Work instructions: Only the pictures are to be left out; set down the rest of the records exactly.

[Dataset entries]

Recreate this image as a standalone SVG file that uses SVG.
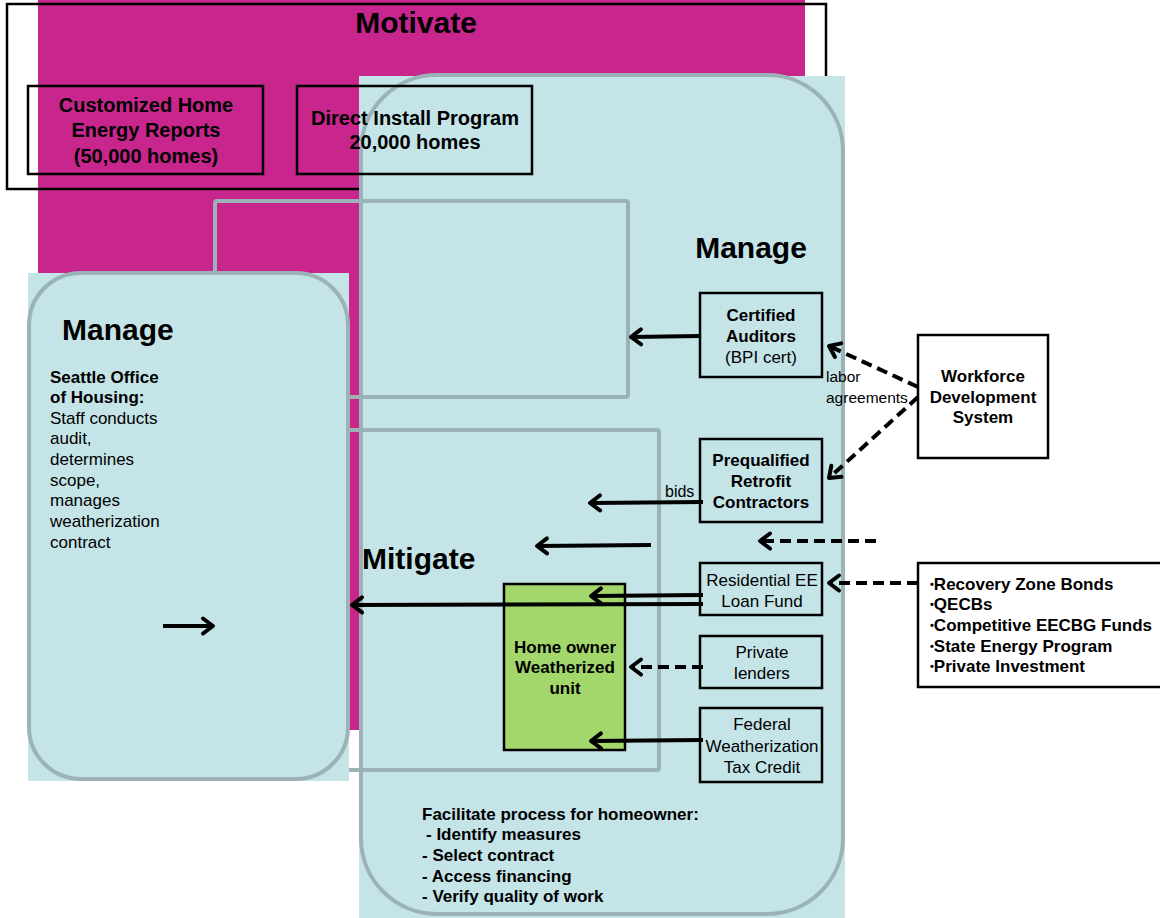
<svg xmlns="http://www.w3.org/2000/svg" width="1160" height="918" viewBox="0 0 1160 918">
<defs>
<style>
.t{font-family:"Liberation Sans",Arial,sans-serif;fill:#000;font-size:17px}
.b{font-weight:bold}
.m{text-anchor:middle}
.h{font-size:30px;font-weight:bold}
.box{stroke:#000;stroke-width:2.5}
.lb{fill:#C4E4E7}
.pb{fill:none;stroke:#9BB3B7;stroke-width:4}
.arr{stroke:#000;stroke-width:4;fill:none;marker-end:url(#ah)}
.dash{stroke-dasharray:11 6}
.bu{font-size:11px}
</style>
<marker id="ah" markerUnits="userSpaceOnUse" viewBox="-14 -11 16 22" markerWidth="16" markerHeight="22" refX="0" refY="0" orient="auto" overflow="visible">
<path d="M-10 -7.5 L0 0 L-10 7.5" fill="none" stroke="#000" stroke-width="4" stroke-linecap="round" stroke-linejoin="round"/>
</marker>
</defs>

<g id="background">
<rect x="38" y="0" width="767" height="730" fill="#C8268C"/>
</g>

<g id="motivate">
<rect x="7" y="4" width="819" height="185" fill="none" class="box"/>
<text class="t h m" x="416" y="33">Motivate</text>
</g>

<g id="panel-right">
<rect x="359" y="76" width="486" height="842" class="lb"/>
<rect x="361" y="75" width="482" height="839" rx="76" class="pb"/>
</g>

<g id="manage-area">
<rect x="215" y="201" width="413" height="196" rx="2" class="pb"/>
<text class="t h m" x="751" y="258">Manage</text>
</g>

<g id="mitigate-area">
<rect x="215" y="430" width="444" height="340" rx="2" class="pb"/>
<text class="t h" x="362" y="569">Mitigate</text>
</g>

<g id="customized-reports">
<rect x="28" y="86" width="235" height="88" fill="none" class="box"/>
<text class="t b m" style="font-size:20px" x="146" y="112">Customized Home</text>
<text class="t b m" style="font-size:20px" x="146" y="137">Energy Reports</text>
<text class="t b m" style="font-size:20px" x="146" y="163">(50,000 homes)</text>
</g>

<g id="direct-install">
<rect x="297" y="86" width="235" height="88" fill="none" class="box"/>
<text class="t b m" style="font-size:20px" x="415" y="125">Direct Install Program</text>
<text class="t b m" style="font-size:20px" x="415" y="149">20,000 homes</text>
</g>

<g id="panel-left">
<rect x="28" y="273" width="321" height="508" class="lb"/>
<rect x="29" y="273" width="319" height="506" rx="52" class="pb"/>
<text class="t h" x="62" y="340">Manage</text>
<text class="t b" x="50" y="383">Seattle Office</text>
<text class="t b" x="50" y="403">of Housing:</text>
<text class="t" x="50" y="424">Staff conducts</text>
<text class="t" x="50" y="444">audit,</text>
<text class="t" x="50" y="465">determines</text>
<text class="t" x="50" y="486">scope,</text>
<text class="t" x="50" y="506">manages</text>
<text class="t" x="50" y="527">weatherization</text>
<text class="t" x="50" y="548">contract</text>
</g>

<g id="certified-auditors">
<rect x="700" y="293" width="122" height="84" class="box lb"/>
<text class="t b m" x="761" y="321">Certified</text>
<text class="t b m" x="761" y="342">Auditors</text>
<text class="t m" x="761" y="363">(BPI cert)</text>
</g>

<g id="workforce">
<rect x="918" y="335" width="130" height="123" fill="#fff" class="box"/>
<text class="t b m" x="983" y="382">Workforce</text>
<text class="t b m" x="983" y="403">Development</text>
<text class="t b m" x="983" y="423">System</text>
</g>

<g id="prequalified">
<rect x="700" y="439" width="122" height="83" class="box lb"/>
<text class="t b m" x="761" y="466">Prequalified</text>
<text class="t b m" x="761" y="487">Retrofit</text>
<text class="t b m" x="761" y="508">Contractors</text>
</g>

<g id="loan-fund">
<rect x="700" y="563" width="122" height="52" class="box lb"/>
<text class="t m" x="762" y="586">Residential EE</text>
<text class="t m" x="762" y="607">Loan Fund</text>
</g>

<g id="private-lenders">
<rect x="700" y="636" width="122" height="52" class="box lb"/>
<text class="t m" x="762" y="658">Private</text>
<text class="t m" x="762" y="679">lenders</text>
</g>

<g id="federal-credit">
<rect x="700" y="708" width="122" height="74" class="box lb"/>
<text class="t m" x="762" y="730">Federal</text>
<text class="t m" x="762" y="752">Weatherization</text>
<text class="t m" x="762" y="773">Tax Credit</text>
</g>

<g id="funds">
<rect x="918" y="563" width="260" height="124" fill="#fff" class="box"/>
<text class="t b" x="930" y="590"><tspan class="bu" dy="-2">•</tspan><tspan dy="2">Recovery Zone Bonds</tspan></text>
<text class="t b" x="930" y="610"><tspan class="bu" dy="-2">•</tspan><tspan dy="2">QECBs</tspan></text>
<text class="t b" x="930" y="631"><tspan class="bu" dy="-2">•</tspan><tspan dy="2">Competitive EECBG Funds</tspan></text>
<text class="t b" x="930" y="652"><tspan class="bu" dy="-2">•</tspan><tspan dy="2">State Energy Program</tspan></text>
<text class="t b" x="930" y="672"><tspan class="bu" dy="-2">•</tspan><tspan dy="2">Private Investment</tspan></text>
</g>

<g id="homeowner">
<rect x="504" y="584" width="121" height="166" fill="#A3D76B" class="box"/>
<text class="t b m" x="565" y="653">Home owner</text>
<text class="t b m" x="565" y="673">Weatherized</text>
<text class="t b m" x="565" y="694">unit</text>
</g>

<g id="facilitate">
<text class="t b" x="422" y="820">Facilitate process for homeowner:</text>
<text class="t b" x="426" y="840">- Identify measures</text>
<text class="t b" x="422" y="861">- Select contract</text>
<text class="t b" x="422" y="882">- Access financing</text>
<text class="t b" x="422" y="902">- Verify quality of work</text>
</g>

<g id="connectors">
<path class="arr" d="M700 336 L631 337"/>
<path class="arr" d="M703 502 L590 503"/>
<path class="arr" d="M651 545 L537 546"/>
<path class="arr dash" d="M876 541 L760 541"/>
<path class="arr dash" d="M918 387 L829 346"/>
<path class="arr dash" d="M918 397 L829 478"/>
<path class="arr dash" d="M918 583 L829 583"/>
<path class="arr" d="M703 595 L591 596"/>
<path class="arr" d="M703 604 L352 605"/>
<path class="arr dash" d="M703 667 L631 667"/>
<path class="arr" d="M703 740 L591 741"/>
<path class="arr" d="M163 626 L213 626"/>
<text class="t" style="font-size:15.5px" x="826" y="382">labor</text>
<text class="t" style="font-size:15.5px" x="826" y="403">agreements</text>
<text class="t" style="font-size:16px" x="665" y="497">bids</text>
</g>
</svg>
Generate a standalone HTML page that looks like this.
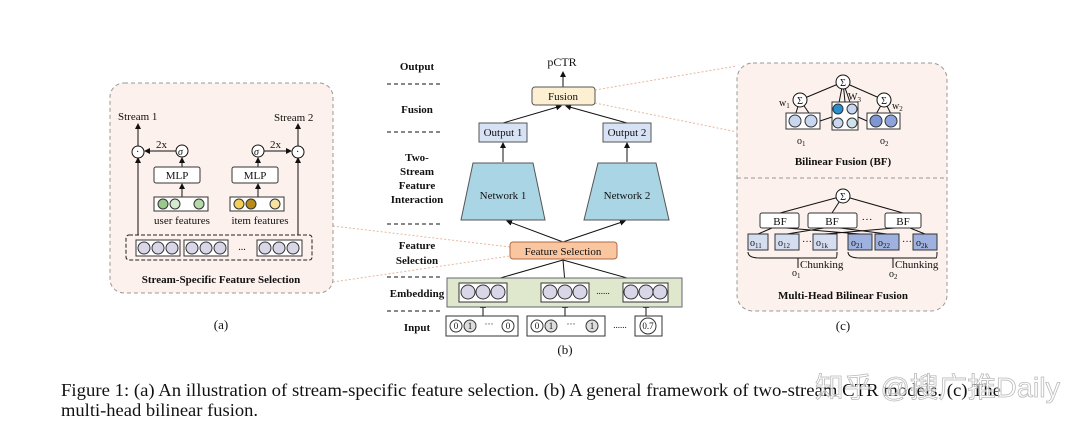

Correct result:
Recreate this image as a standalone SVG file that uses SVG.
<svg xmlns="http://www.w3.org/2000/svg" width="1160" height="918" viewBox="0 0 1160 918">
<defs>
<style>
.t{font-family:"Liberation Sans",Arial,sans-serif;fill:#000;font-size:17px}
.b{font-weight:bold}
.m{text-anchor:middle}
.h{font-size:30px;font-weight:bold}
.box{stroke:#000;stroke-width:2.5}
.lb{fill:#C4E4E7}
.pb{fill:none;stroke:#9BB3B7;stroke-width:4}
.arr{stroke:#000;stroke-width:4;fill:none;marker-end:url(#ah)}
.dash{stroke-dasharray:11 6}
.bu{font-size:11px}
</style>
<marker id="ah" markerUnits="userSpaceOnUse" viewBox="-14 -11 16 22" markerWidth="16" markerHeight="22" refX="0" refY="0" orient="auto" overflow="visible">
<path d="M-10 -7.5 L0 0 L-10 7.5" fill="none" stroke="#000" stroke-width="4" stroke-linecap="round" stroke-linejoin="round"/>
</marker>
</defs>

<g id="background">
<rect x="38" y="0" width="767" height="730" fill="#C8268C"/>
</g>

<g id="motivate">
<rect x="7" y="4" width="819" height="185" fill="none" class="box"/>
<text class="t h m" x="416" y="33">Motivate</text>
</g>

<g id="panel-right">
<rect x="359" y="76" width="486" height="842" class="lb"/>
<rect x="361" y="75" width="482" height="839" rx="76" class="pb"/>
</g>

<g id="manage-area">
<rect x="215" y="201" width="413" height="196" rx="2" class="pb"/>
<text class="t h m" x="751" y="258">Manage</text>
</g>

<g id="mitigate-area">
<rect x="215" y="430" width="444" height="340" rx="2" class="pb"/>
<text class="t h" x="362" y="569">Mitigate</text>
</g>

<g id="customized-reports">
<rect x="28" y="86" width="235" height="88" fill="none" class="box"/>
<text class="t b m" style="font-size:20px" x="146" y="112">Customized Home</text>
<text class="t b m" style="font-size:20px" x="146" y="137">Energy Reports</text>
<text class="t b m" style="font-size:20px" x="146" y="163">(50,000 homes)</text>
</g>

<g id="direct-install">
<rect x="297" y="86" width="235" height="88" fill="none" class="box"/>
<text class="t b m" style="font-size:20px" x="415" y="125">Direct Install Program</text>
<text class="t b m" style="font-size:20px" x="415" y="149">20,000 homes</text>
</g>

<g id="panel-left">
<rect x="28" y="273" width="321" height="508" class="lb"/>
<rect x="29" y="273" width="319" height="506" rx="52" class="pb"/>
<text class="t h" x="62" y="340">Manage</text>
<text class="t b" x="50" y="383">Seattle Office</text>
<text class="t b" x="50" y="403">of Housing:</text>
<text class="t" x="50" y="424">Staff conducts</text>
<text class="t" x="50" y="444">audit,</text>
<text class="t" x="50" y="465">determines</text>
<text class="t" x="50" y="486">scope,</text>
<text class="t" x="50" y="506">manages</text>
<text class="t" x="50" y="527">weatherization</text>
<text class="t" x="50" y="548">contract</text>
</g>

<g id="certified-auditors">
<rect x="700" y="293" width="122" height="84" class="box lb"/>
<text class="t b m" x="761" y="321">Certified</text>
<text class="t b m" x="761" y="342">Auditors</text>
<text class="t m" x="761" y="363">(BPI cert)</text>
</g>

<g id="workforce">
<rect x="918" y="335" width="130" height="123" fill="#fff" class="box"/>
<text class="t b m" x="983" y="382">Workforce</text>
<text class="t b m" x="983" y="403">Development</text>
<text class="t b m" x="983" y="423">System</text>
</g>

<g id="prequalified">
<rect x="700" y="439" width="122" height="83" class="box lb"/>
<text class="t b m" x="761" y="466">Prequalified</text>
<text class="t b m" x="761" y="487">Retrofit</text>
<text class="t b m" x="761" y="508">Contractors</text>
</g>

<g id="loan-fund">
<rect x="700" y="563" width="122" height="52" class="box lb"/>
<text class="t m" x="762" y="586">Residential EE</text>
<text class="t m" x="762" y="607">Loan Fund</text>
</g>

<g id="private-lenders">
<rect x="700" y="636" width="122" height="52" class="box lb"/>
<text class="t m" x="762" y="658">Private</text>
<text class="t m" x="762" y="679">lenders</text>
</g>

<g id="federal-credit">
<rect x="700" y="708" width="122" height="74" class="box lb"/>
<text class="t m" x="762" y="730">Federal</text>
<text class="t m" x="762" y="752">Weatherization</text>
<text class="t m" x="762" y="773">Tax Credit</text>
</g>

<g id="funds">
<rect x="918" y="563" width="260" height="124" fill="#fff" class="box"/>
<text class="t b" x="930" y="590"><tspan class="bu" dy="-2">•</tspan><tspan dy="2">Recovery Zone Bonds</tspan></text>
<text class="t b" x="930" y="610"><tspan class="bu" dy="-2">•</tspan><tspan dy="2">QECBs</tspan></text>
<text class="t b" x="930" y="631"><tspan class="bu" dy="-2">•</tspan><tspan dy="2">Competitive EECBG Funds</tspan></text>
<text class="t b" x="930" y="652"><tspan class="bu" dy="-2">•</tspan><tspan dy="2">State Energy Program</tspan></text>
<text class="t b" x="930" y="672"><tspan class="bu" dy="-2">•</tspan><tspan dy="2">Private Investment</tspan></text>
</g>

<g id="homeowner">
<rect x="504" y="584" width="121" height="166" fill="#A3D76B" class="box"/>
<text class="t b m" x="565" y="653">Home owner</text>
<text class="t b m" x="565" y="673">Weatherized</text>
<text class="t b m" x="565" y="694">unit</text>
</g>

<g id="facilitate">
<text class="t b" x="422" y="820">Facilitate process for homeowner:</text>
<text class="t b" x="426" y="840">- Identify measures</text>
<text class="t b" x="422" y="861">- Select contract</text>
<text class="t b" x="422" y="882">- Access financing</text>
<text class="t b" x="422" y="902">- Verify quality of work</text>
</g>

<g id="connectors">
<path class="arr" d="M700 336 L631 337"/>
<path class="arr" d="M703 502 L590 503"/>
<path class="arr" d="M651 545 L537 546"/>
<path class="arr dash" d="M876 541 L760 541"/>
<path class="arr dash" d="M918 387 L829 346"/>
<path class="arr dash" d="M918 397 L829 478"/>
<path class="arr dash" d="M918 583 L829 583"/>
<path class="arr" d="M703 595 L591 596"/>
<path class="arr" d="M703 604 L352 605"/>
<path class="arr dash" d="M703 667 L631 667"/>
<path class="arr" d="M703 740 L591 741"/>
<path class="arr" d="M163 626 L213 626"/>
<text class="t" style="font-size:15.5px" x="826" y="382">labor</text>
<text class="t" style="font-size:15.5px" x="826" y="403">agreements</text>
<text class="t" style="font-size:16px" x="665" y="497">bids</text>
</g>
</svg>
Generate a standalone HTML page that looks like this.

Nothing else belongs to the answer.